Below are five common tricks that we see in the coin industry.  We recommend staying away from these coins and sets if your primary goal is to purchase coins as an investment.

  • Impressive Packaging – When coins or sets are privately produced or hand assembled and are in impressive packaging, there’s a fairly good chance that the underlying coins are of little value, or are being sold to you at a large premium above the market value. There are companies that make a living at selling unsuspecting customers subpar items in high end packaging that have little to no upside. If an item that you’re considering is in handsome packaging that wasn’t issued by the U.S. Mint, we recommend that you do a bit more research before potentially making a scary purchase.
  • Subpar Grading Companies – Another common trick in the industry involves companies selling professionally graded coins from second or third tier third party grading services (TPGS) at high end retail prices. The two leading TPGS are Professional Coin Grading Services (PCGS) and Numismatic Guaranty Company (NGC). Other respected and reputable TPGS are ANACS and ICG; although, the grades assessed by these companies are oftentimes a grade or two higher than comparable coins evaluated by PCGS or NGC. In other words, their grading criteria is more lenient than PCGS and NGC. While other coin dealers may disagree, we recommend that you avoid graded coins from any grading company that we didn’t highlight above, with the exception of coins that are heavily discounted.
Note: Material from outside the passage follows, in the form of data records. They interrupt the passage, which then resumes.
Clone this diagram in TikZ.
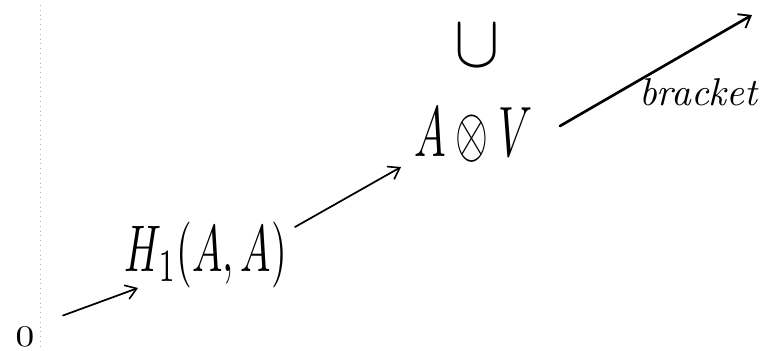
\documentclass[tikz,border=0pt]{standalone}
\usetikzlibrary{arrows.meta}
\begin{document}
\begin{tikzpicture}[x=0.75pt,y=-0.75pt,
  lbl/.style={inner sep=0pt, outer sep=0pt},
  arr/.style={line width=1.3pt, line cap=round, -{Straight Barb[length=8pt,width=11pt,line width=1.2pt]}},
  arrthick/.style={line width=2pt, line cap=round, -{Straight Barb[length=8pt,width=12pt,line width=1.4pt]}},
  margin/.style={gray!60, line width=0.5pt, dash pattern=on 0.6pt off 3pt}]
\useasboundingbox (0,0) rectangle (777,350);
\draw[margin] (40.5,5) -- (40.5,350);
\node[lbl] (zero) at (25,337) {\resizebox*{14pt}{14.5pt}{$0$}};
\node[lbl] (h1) at (206,255) {\resizebox*{121.5pt}{49.5pt}{$H_1(A,A)$}};
\node[lbl] (aov) at (473.5,135.5) {\resizebox*{88pt}{41pt}{$A\otimes V$}};
\node[lbl, inner sep=2pt] (cup) at (477.5,46) {\resizebox*{34pt}{31pt}{$\cup$}};
\node[lbl] (blab) at (699,92) {\resizebox{90pt}{!}{\textit{bracket}}};
\coordinate (br) at (752,15);
\draw[arr] ([shift={(38,-21.5)}]zero.center) -- ([shift={(-68,33)}]h1.center);
\draw[arr] ([shift={(89,-28)}]h1.center) -- ([shift={(-72.5,31.5)}]aov.center);
\draw[arrthick] ([shift={(86.5,-9.5)}]aov.center) -- (br);
\end{tikzpicture}
\end{document}
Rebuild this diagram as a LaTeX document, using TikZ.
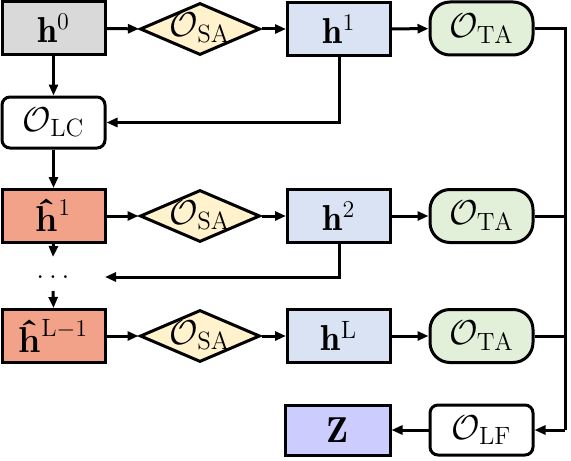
\documentclass[tikz,border=0pt]{standalone}
\usepackage{amsmath}
\usepackage{fontspec}
\usetikzlibrary{shapes.geometric,arrows.meta}
\DeclareMathSizes{18}{18}{12.5}{9}
\definecolor{cgray}{HTML}{D9D9D9}
\definecolor{cyel}{HTML}{FFF2CC}
\definecolor{cblue}{HTML}{DAE3F3}
\definecolor{cgreen}{HTML}{E2F0D9}
\definecolor{csalmon}{HTML}{F3A28A}
\definecolor{cviolet}{HTML}{CCCCFF}
\tikzset{
  base/.style={draw=black, line width=1.5pt, inner sep=0pt, font=\fontsize{18}{21}\selectfont},
  sqbox/.style={base, rectangle, minimum width=51.5pt, minimum height=26.5pt},
  rbox/.style={base, rectangle, rounded corners=4pt, minimum width=51.5pt, minimum height=25.5pt, fill=white},
  tabox/.style={base, rectangle, rounded corners=10pt, minimum width=51.5pt, minimum height=26.5pt, fill=cgreen},
  sabox/.style={base, diamond, aspect=2.3, minimum width=60pt, minimum height=26pt, fill=cyel},
  conn/.style={line width=1.5pt, -{Triangle[length=5.5pt,width=4.5pt]}},
  plainconn/.style={line width=1.5pt}
}
\newcommand{\dmtext}[1]{\smash{\raisebox{-4pt}{\makebox[0pt]{#1}}}}
\newcommand{\hhat}{{\smash{\text{\bfseries ĥ}}\vphantom{\mathbf{h}}}}
\begin{document}
\begin{tikzpicture}[x=0.5pt,y=-0.5pt]
\useasboundingbox (0,0) rectangle (571,460);
% row 1
\node[sqbox, fill=cgray] (h0) at (53.5,28.5) {$\mathbf{h}^{0}$};
\node[sabox] (sa1) at (200,29) {\dmtext{$\mathcal{O}_{\mathrm{SA}}$}};
\node[sqbox, fill=cblue] (h1) at (339,29) {$\mathbf{h}^{1}$};
\node[tabox] (ta1) at (481.5,28.5) {$\mathcal{O}_{\mathrm{TA}}$};
% LC
\node[rbox] (lc) at (53.5,122.5) {$\mathcal{O}_{\mathrm{LC}}$};
% row 2
\node[sqbox, fill=csalmon] (hh1) at (53.5,216) {$\hhat^{1}$};
\node[sabox] (sa2) at (200,216) {\dmtext{$\mathcal{O}_{\mathrm{SA}}$}};
\node[sqbox, fill=cblue] (h2) at (339,216) {$\mathbf{h}^{2}$};
\node[tabox] (ta2) at (481.5,216) {$\mathcal{O}_{\mathrm{TA}}$};
% dots
\node[inner sep=0pt, font=\fontsize{14}{16}\selectfont] (dots) at (53,277) {$\ldots$};
\coordinate (dotsin) at (53,257);
\coordinate (dotsout) at (53,291);
\coordinate (dotsr) at (105,277);
% row 3
\node[sqbox, fill=csalmon] (hhL) at (53.5,336) {$\hhat^{\mathrm{L}-1}$};
\node[sabox] (sa3) at (200,336) {\dmtext{$\mathcal{O}_{\mathrm{SA}}$}};
\node[sqbox, fill=cblue] (hL) at (339,336) {$\mathbf{h}^{\mathrm{L}}$};
\node[tabox] (ta3) at (481.5,336) {$\mathcal{O}_{\mathrm{TA}}$};
% row 4
\node[sqbox, fill=cviolet, minimum width=52.5pt, minimum height=25pt] (z) at (337.5,430) {$\mathbf{Z}$};
\node[rbox, minimum height=25pt] (lf) at (481.5,430) {$\mathcal{O}_{\mathrm{LF}}$};
% bus
\coordinate (bus1) at (565,28.5);
\coordinate (bus2) at (565,216);
\coordinate (bus3) at (565,336);
\coordinate (bus4) at (565,430);
% connectors
\draw[conn] (h0) -- (sa1);
\draw[conn] (sa1) -- (h1);
\draw[conn] (h1) -- (ta1);
\draw[conn] (h0) -- (lc);
\draw[conn] (h1.south) |- (lc.east);
\draw[conn] (lc) -- (hh1);
\draw[conn] (hh1) -- (sa2);
\draw[conn] (sa2) -- (h2);
\draw[conn] (h2) -- (ta2);
\draw[conn] (hh1.south) -- (dotsin);
\draw[conn] (h2.south) |- (dotsr);
\draw[conn] (dotsout) -- (hhL.north);
\draw[conn] (hhL) -- (sa3);
\draw[conn] (sa3) -- (hL);
\draw[conn] (hL) -- (ta3);
\draw[plainconn] (ta1.east) -- (bus1) -- (bus4);
\draw[plainconn] (ta2.east) -- (bus2);
\draw[plainconn] (ta3.east) -- (bus3);
\draw[conn] (bus4) -- (lf.east);
\draw[conn] (lf) -- (z);
\end{tikzpicture}
\end{document}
  • Theme Inspired Sets– While not always the case, in our experience, theme-inspired sets, whether in impressive packaging or not, are marketing gimmicks that aren’t likely to appreciate in value in the future. Examples of theme inspired sets include the first and last year of a coin that was produced – typically a type coin such as an Indian Head penny. Time inspired sets, such as coins from various decades or century sets also tend to be poor long term performers. Additionally, sets that are focused on historical figures, such as presidents and/or founding fathers, are typically worth a nominal amount. As mentioned above, please do your research before considering any of these coins or sets.
  • Historical Events – While these coins and sets are technically theme inspired, we see a substantial number of government and privately produced coins, bars and rounds that commemorate historical events in our nation’s history so we thought it warranted a separate discussion. Nearly any and all significant historical events have been commemorated in the form of coins, bars and rounds, including the founding of our nation, the Civil War, World War I, Pearl Harbor, World War II, the Civil Rights movement and 9/11, just to name a few. While there is no questioning the importance of these events in our nation’s history, many of these coins, bars and rounds are of limited value. We recommend that you steer clear of any high priced coins and rounds that have little to no intrinsic value, such as nickel-copper, gold plated or silver plated coins. If you’re merely buying the coins as a remembrance of these significant events, that’s one thing, but don’t purchase these items with the expectation that they’ll increase in value.
  • Cleaned or Polished Coins – While cleaned or polished coins shouldn’t necessarily be avoided, you shouldn’t expect to pay retail prices for these coins either. Unless you’re an expert in the coin industry, you may not be familiar with how to identify these coins, so we’re going to provide a couple of helpful hints. Uncirculated coins produced by the U.S. Mint should have a snowy or frost-like appearance. This is commonly referred to as mint luster. Over time, as the coins are circulated, the mint luster fades. However, at no point in time should a coin have a shiny appearance unless its been cleaned or polished. A 10x magnifier or loupe can help to identify these coins. If you see a pattern of striations on a coin that are consistent with respect to the length and direction, then the coin has likely been altered and should be purchased at a discount.

The above are just a few coins and sets that are more likely to be tricks than treats. There’s nothing inherently wrong with the coins that we highlighted above. You should just be aware that these coins are oftentimes sold at high premiums and aren’t likely to appreciate much in the future. However, if your intent is to simply remember and honor these individuals, dates or events of significance without regard to an anticipated profit, then we recommend that you just do your due diligence prior to making a purchase.